Home Depot is an amazing place—you got fifty aisles and a garden center in that shit. Now, what the government should do is subsidize housing by buying Home Depots and allowing homeless people to build their own houses inside the Home Depot, ’cause they got all the necessary materials in there already! Wood, hammers, dishwashers, BBQ equipment. They can even grow their own food in the garden department. It would be the Homeless Depot! It’s a house within a house within a fucking house.
Once all the houses are built, every aisle would be a new neighborhood—better yet, a development. And the shit is gated, so it’s basically a gated community, with ample fucking parking. Tell me that’s not a good ass idea! But I do recommend getting rid of the shopping carts: They tend to attract homeless people, and that would just bring you back to square one.
JEHOVAH WITNESS PROTECTION PROGRAM
Now, apart from the homeless, who for the most part have had some fucked-up circumstance and find themselves in unfortunate situations, I want to shine some light on another group of people. A group of people who also find themselves homeless, but this group did that shit to themselves and now expect other people to take care of them and pay their way. I’m talking about muthafuckas in the Witness Protection Program!
You see them in movies all the time cutting deals and getting set up somewhere nice. And who pays for that!? Taxpayers, that’s who! And why? I mean, you fucked up! Why should I pay for you to get some nice house in Phoenix! Fucking 5346 Canyon Drive in Phoenix, with that nice ass view, just ’cause somebody wants to blow your fucking head off because you squealed on Two Finger Tony for some racketeering charge, huh, Mike? You, your wife, your two beautiful kids, your fucking mother-in-law? That’s on you, Mike! (Hypothetically speaking, of course.)
I tell you what the courts or the feds or whoever is cutting that deal should do: Make them work that shit off!
Fuck it, send them to work for the Jehov
ah Witness knocking on doors and handing out pamphlets and shit. Being with them is like being hidden in plain sight! You could show up at someone’s door with blood on your jacket, handcuffs on, racketeering money hanging out of your pocket and be wearing an I Snitch t-shirt, and still no one would make the connection. Believe me, nobody is looking to find anyone associated with the Jehovah Witness! Perfect hiding place! Now you could hook them up with Scientology, but I would only do that in cases of extreme deep cover. Actually I have the perfect job for them! Since people in the Witness Protection Program can’t show their faces, make them team mascots. You know those dumb ass costumed ones you see at games, like that green big-bottomed one, the Phillie Phanatic, or the San Diego Chicken, or even the one from New York with that big baseball head—shit, even those damn big ass sausages that race.

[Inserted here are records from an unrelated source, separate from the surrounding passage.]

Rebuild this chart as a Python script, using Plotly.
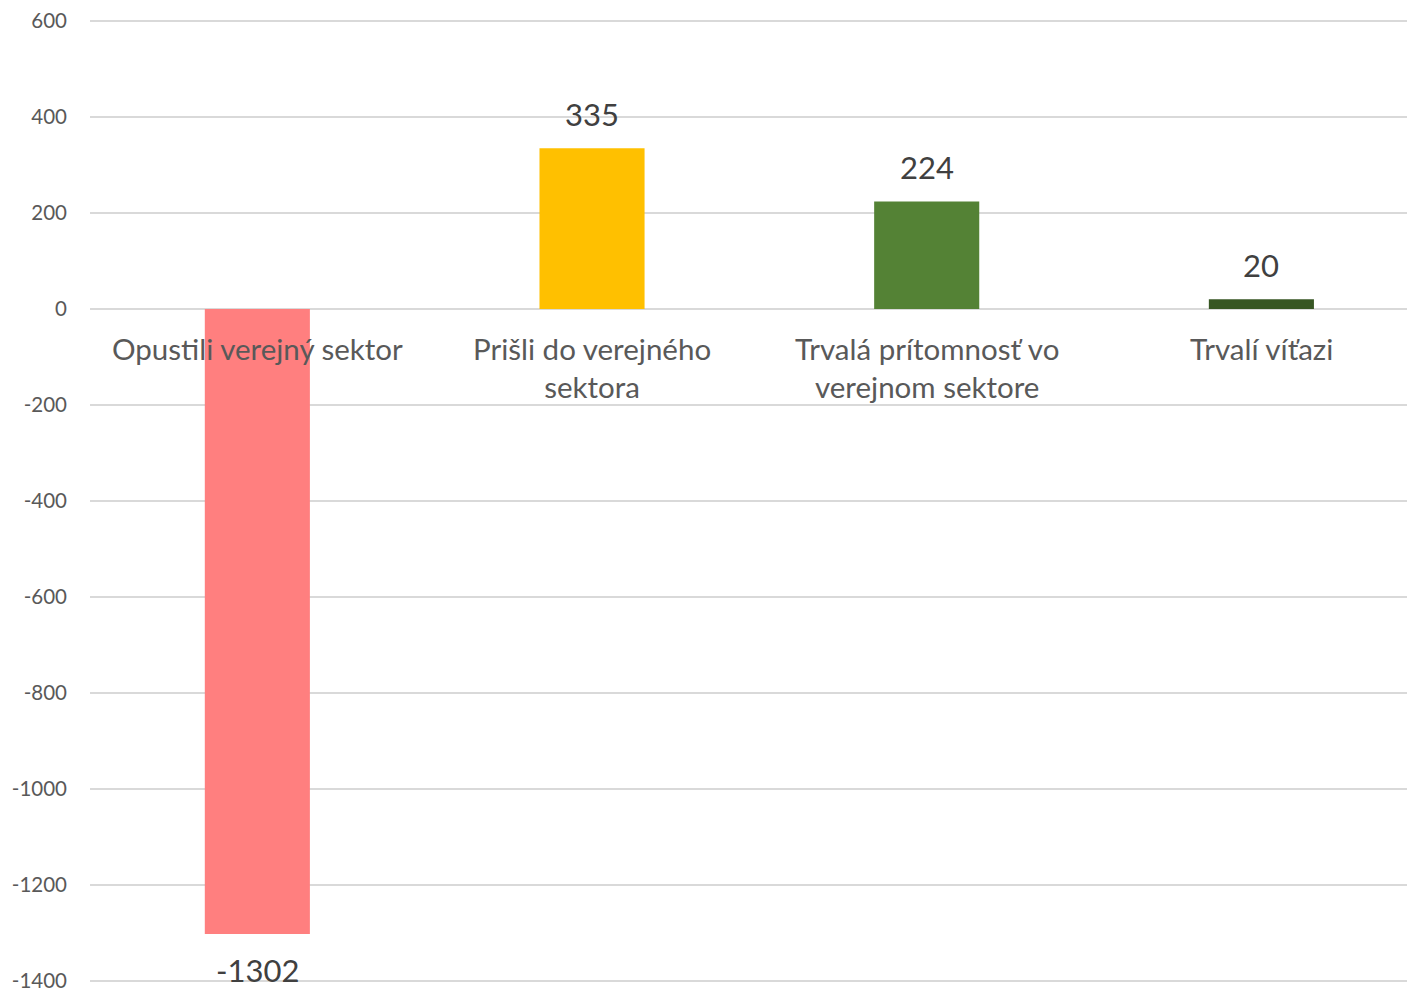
import plotly.graph_objects as go

categories = ["Opustili verejný sektor", "Prišli do verejného sektora",
              "Trvalá prítomnosť vo verejnom sektore", "Trvalí víťazi"]
label_lines = ["Opustili verejný sektor", "Prišli do verejného<br>sektora",
               "Trvalá prítomnosť vo<br>verejnom sektore", "Trvalí víťazi"]
values = [-1302, 335, 224, 20]
colors = ["#FF7F7F", "#FFC000", "#548235", "#375623"]
tick_vals = [600, 400, 200, 0, -200, -400, -600, -800, -1000, -1200, -1400]

FONT = "Lato, 'Open Sans', sans-serif"

fig = go.Figure()
fig.add_trace(go.Bar(
    x=categories, y=values, marker_color=colors, marker_line_width=0,
    width=0.314, showlegend=False, hoverinfo="x+y",
))

for cat, v in zip(categories, values):
    fig.add_annotation(x=cat, y=v, text=str(v), showarrow=False,
                       yanchor="middle", yshift=34 if v >= 0 else -36,
                       font=dict(size=31, color="#404040", family=FONT))

for cat, lab in zip(categories, label_lines):
    fig.add_annotation(x=cat, y=0, text=lab, showarrow=False, yanchor="top",
                       yshift=-20, font=dict(size=29.5, color="#595959", family=FONT),
                       align="center")

# page body has an 8px default margin; compensate in figure size/margins
fig.update_layout(
    width=1407, height=984,
    margin=dict(l=82, r=0, t=11, b=9, autoexpand=False),
    paper_bgcolor="white", plot_bgcolor="white",
    font=dict(family=FONT),
)
fig.update_xaxes(showticklabels=False, showgrid=False, zeroline=False, showline=False,
                 range=[-0.5, 3.459])
fig.update_yaxes(range=[-1404, 604], tickvals=tick_vals,
                 ticktext=[str(v) for v in tick_vals],
                 showgrid=True, gridcolor="#D9D9D9", gridwidth=2,
                 zeroline=True, zerolinecolor="#D9D9D9", zerolinewidth=2,
                 tickfont=dict(size=20.5, color="#595959", family=FONT),
                 ticklabelstandoff=22, ticklabeloverflow="allow",
                 showline=False, automargin=False)

fig.write_html("out.html")
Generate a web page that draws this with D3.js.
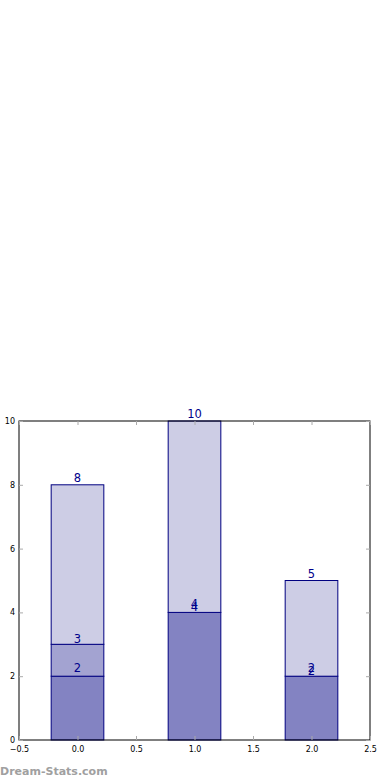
<!DOCTYPE html>
<html>
<head>
<meta charset="utf-8">
<script src="https://cdn.jsdelivr.net/npm/d3@7"></script>
<style>
  body { margin: 0; background: #fff; }
  svg { display: block; font-family: "DejaVu Sans", sans-serif; }
</style>
</head>
<body>
<div id="wrapper"></div>
<script>
// data
const positions = [0, 1, 2];
const bottomSeries = [2, 4, 2];
const middleSeries = [1, 0, 0];
const topSeries = [5, 6, 3];
const xTicks = [-0.5, 0, 0.5, 1, 1.5, 2, 2.5];
const yTicks = [0, 2, 4, 6, 8, 10];

const drawChart = () => {
  const dimensions = {
    width: 390,
    height: 780,
    margin: { top: 421, right: 20, bottom: 40, left: 19 }
  };
  dimensions.boundedWidth = dimensions.width - dimensions.margin.left - dimensions.margin.right;
  dimensions.boundedHeight = dimensions.height - dimensions.margin.top - dimensions.margin.bottom;

  const svg = d3.select("#wrapper")
    .append("svg")
    .attr("width", dimensions.width)
    .attr("height", dimensions.height);

  const bounds = svg.append("g")
    .attr("transform", `translate(${dimensions.margin.left},${dimensions.margin.top})`);

  const xScale = d3.scaleLinear().domain([-0.5, 2.5]).range([0, dimensions.boundedWidth]);
  const yScale = d3.scaleLinear().domain([0, 10]).range([dimensions.boundedHeight, 0]);
  const barWidth = 0.45;

  // stack the three series
  const stacked = d3.stack().keys(["a", "b", "c"])(
    positions.map((p, i) => ({ pos: p, a: bottomSeries[i], b: middleSeries[i], c: topSeries[i] }))
  );
  const fills = ["#8383c2", "#a3a3d1", "#cdcde5"];
  const labelOffsets = [4, 1, 3];

  stacked.forEach((layer, li) => {
    bounds.append("g")
      .selectAll("rect")
      .data(layer)
      .join("rect")
      .attr("x", d => xScale(d.data.pos - barWidth / 2))
      .attr("y", d => yScale(d[1]))
      .attr("width", xScale(barWidth) - xScale(0))
      .attr("height", d => yScale(d[0]) - yScale(d[1]))
      .attr("fill", fills[li])
      .attr("stroke", "#000080")
      .attr("stroke-width", 1);
  });

  // cumulative labels (they overlap where a segment is empty, as in the original)
  stacked.forEach((layer, li) => {
    bounds.append("g")
      .selectAll("text")
      .data(layer)
      .join("text")
      .attr("x", d => xScale(d.data.pos))
      .attr("y", d => yScale(d[1]) - labelOffsets[li])
      .attr("text-anchor", "middle")
      .attr("font-size", 11.5)
      .attr("fill", "#00008b")
      .text(d => d[1]);
  });

  // axes frame
  bounds.append("rect")
    .attr("width", dimensions.boundedWidth)
    .attr("height", dimensions.boundedHeight)
    .attr("fill", "none")
    .attr("stroke", "#000")
    .attr("stroke-width", 1);

  const fmt = d => (d < 0 ? "\u2212" : "") + Math.abs(d).toFixed(1);

  const xAxis = bounds.append("g")
    .attr("transform", `translate(0,${dimensions.boundedHeight})`)
    .call(d3.axisBottom(xScale).tickValues(xTicks).tickFormat(fmt).tickSizeInner(-4).tickSizeOuter(0).tickPadding(6));
  const xTop = bounds.append("g")
    .call(d3.axisTop(xScale).tickValues(xTicks).tickFormat("").tickSizeInner(-4).tickSizeOuter(0));
  const yAxis = bounds.append("g")
    .call(d3.axisLeft(yScale).tickValues(yTicks).tickFormat(d3.format("d")).tickSizeInner(-4).tickSizeOuter(0).tickPadding(4));
  const yRight = bounds.append("g")
    .attr("transform", `translate(${dimensions.boundedWidth},0)`)
    .call(d3.axisRight(yScale).tickValues(yTicks).tickFormat("").tickSizeInner(-4).tickSizeOuter(0));

  [xAxis, xTop, yAxis, yRight].forEach(ax => {
    ax.select(".domain").remove();
    ax.selectAll(".tick line").attr("stroke", "#aaa");
    ax.selectAll(".tick text")
      .attr("font-family", "DejaVu Sans, sans-serif")
      .attr("font-size", 8)
      .attr("fill", "#000");
  });

  // watermark
  svg.append("text")
    .attr("x", 0)
    .attr("y", 775)
    .attr("font-family", "DejaVu Sans, sans-serif")
    .attr("font-weight", "bold")
    .attr("font-size", 11)
    .attr("fill", "#a0a0a0")
    .text("Dream-Stats.com");
};

drawChart();
</script>
</body>
</html>
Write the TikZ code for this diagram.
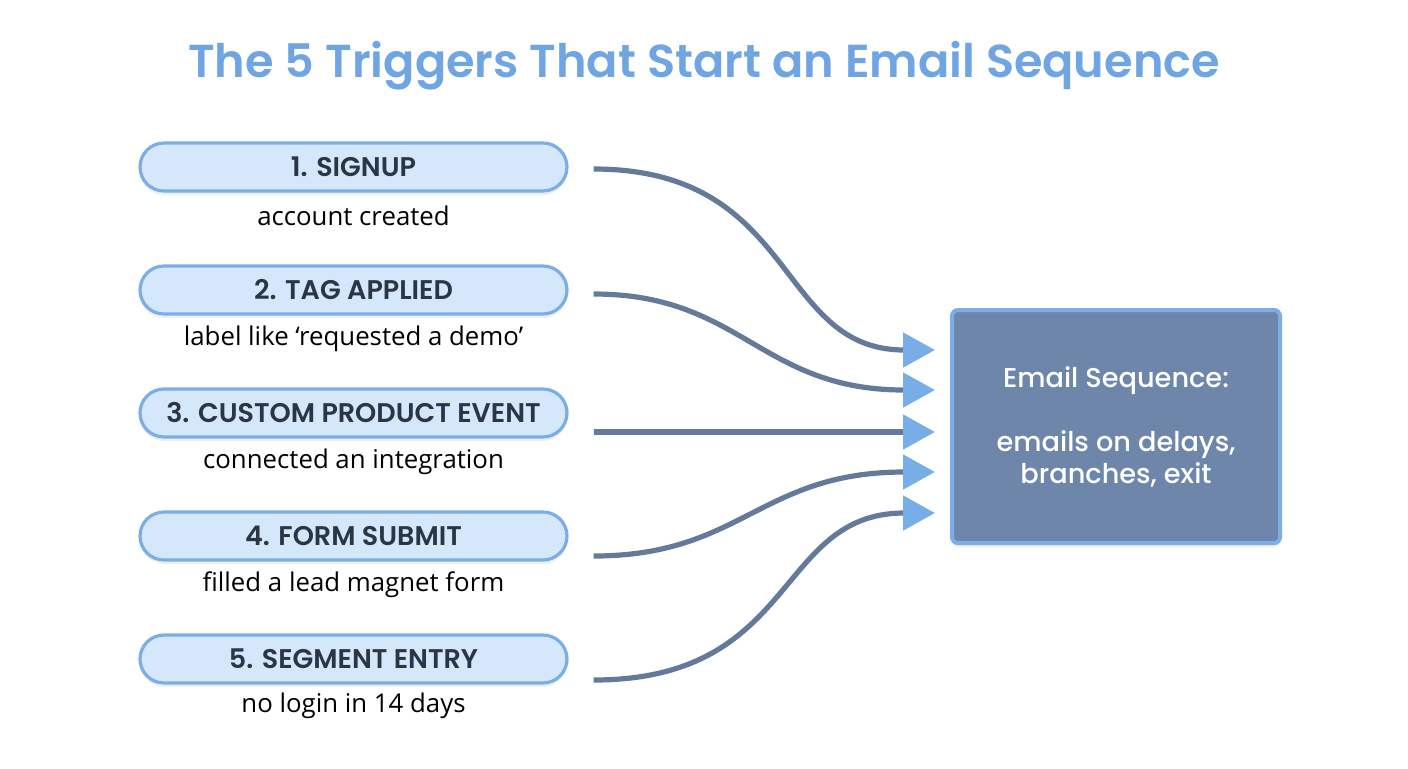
\documentclass[tikz,border=0pt]{standalone}
\usepackage{fontspec}
\setmainfont{Open Sans}
\newfontfamily\headfont{Poppins}[UprightFont=* Medium, BoldFont=* SemiBold]
\usetikzlibrary{arrows.meta,shadows}
\definecolor{titleblue}{HTML}{6FA5E3}
\definecolor{pillfill}{HTML}{D5E7FB}
\definecolor{pillline}{HTML}{7BAEE6}
\definecolor{pilltext}{HTML}{2B3645}
\definecolor{conncol}{HTML}{647A9B}
\definecolor{arrowcol}{HTML}{78AEE8}
\definecolor{boxfill}{HTML}{6E86A9}
\tikzset{
  pill/.style={draw=pillline, line width=1.6pt, fill=pillfill, rounded corners=12pt,
    minimum width=213.5pt, minimum height=24pt, inner sep=0pt,
    font=\headfont\bfseries\fontsize{13.5}{15}\selectfont, text=pilltext,
    drop shadow={shadow xshift=0pt, shadow yshift=-2pt, opacity=0.12}},
  desc/.style={font=\fontsize{12.9}{15}\selectfont, text=black, inner sep=0pt},
  conn/.style={draw=conncol, line width=2.6pt,
    -{Triangle[length=16pt, width=17pt, color=arrowcol]}},
  seqbox/.style={draw=pillline, line width=2pt, fill=boxfill, rounded corners=3pt,
    minimum width=164pt, minimum height=116.5pt, align=center, text=white,
    font=\headfont\fontsize{13.6}{16}\selectfont,
    drop shadow={shadow xshift=0pt, shadow yshift=-2pt, opacity=0.15}}
}
\begin{document}
\begin{tikzpicture}[x=0.5pt, y=-0.5pt]
\useasboundingbox[fill=white] (0,0) rectangle (1408,768);
\node[font=\headfont\bfseries\fontsize{23.1}{26}\selectfont, text=titleblue] (title) at (704,66) {The 5 Triggers That Start an Email Sequence};

\node[pill] (p1) at (353.5,167) {1. SIGNUP};
\node[pill] (p2) at (353.5,290) {2. TAG APPLIED};
\node[pill] (p3) at (353.5,413) {3. CUSTOM PRODUCT EVENT};
\node[pill] (p4) at (353.5,536) {4. FORM SUBMIT};
\node[pill] (p5) at (353.5,659) {5. SEGMENT ENTRY};

\node[desc] (d1) at (353.5,216) {account created};
\node[desc] (d2) at (353.5,339) {label like ‘requested a demo’};
\node[desc] (d3) at (353.5,462) {connected an integration};
\node[desc] (d4) at (353.5,585) {filled a lead magnet form};
\node[desc] (d5) at (353.5,706) {no login in 14 days};

\node[seqbox] (seq) at (1116,426.5) {Email Sequence:\\[16pt]emails on delays,\\branches, exit};

\coordinate (s1) at ([xshift=12.5pt,yshift=-1pt]p1.east);
\coordinate (s2) at ([xshift=12.5pt,yshift=-2pt]p2.east);
\coordinate (s3) at ([xshift=12.5pt,yshift=-9.5pt]p3.east);
\coordinate (s4) at ([xshift=12.5pt,yshift=-10pt]p4.east);
\coordinate (s5) at ([xshift=12.5pt,yshift=-10.5pt]p5.east);
\coordinate (t1) at (935,350);
\coordinate (t2) at (935,390);
\coordinate (t3) at (935,432);
\coordinate (t4) at (935,472);
\coordinate (t5) at (935,513);

\draw[conn] (s1) .. controls +(205,0) and +(-160,0) .. (t1);
\draw[conn] (s2) .. controls +(148,0) and +(-175,0) .. (t2);
\draw[conn] (s3) -- (t3);
\draw[conn] (s4) .. controls +(148,0) and +(-175,0) .. (t4);
\draw[conn] (s5) .. controls +(205,0) and +(-160,0) .. (t5);
\end{tikzpicture}
\end{document}
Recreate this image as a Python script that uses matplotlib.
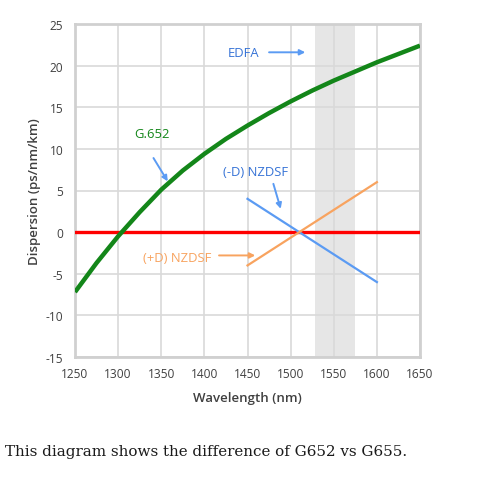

You ever see those sausages? I think one is a kielbasa, one is Italian, one is Polish, I think there’s even a racist-looking chorizo wearing a sombrero—anyway, those muthafuckas race and it’s hilarious!
Anyway, they don’t get to be anything cool like that because those mascots fuck. Trust me, people wait for them till after the game to play out some fantasies and fuck. Think that San Diego Chicken—as long as he has been doing it—doesn’t have a bunch of baby chicks running around? Like I said, don’t let them be cool ones at major sporting events, make them work at bullshit parks in the middle of nowhere. And make sure the character they play is real degrading: Make them dress up in a gigantic ass costume, one with two big buttocks! And make sure the team has a Foot in the Ass Day, where fans get to come on the field and kick the Ass! That’s what you get, Mike!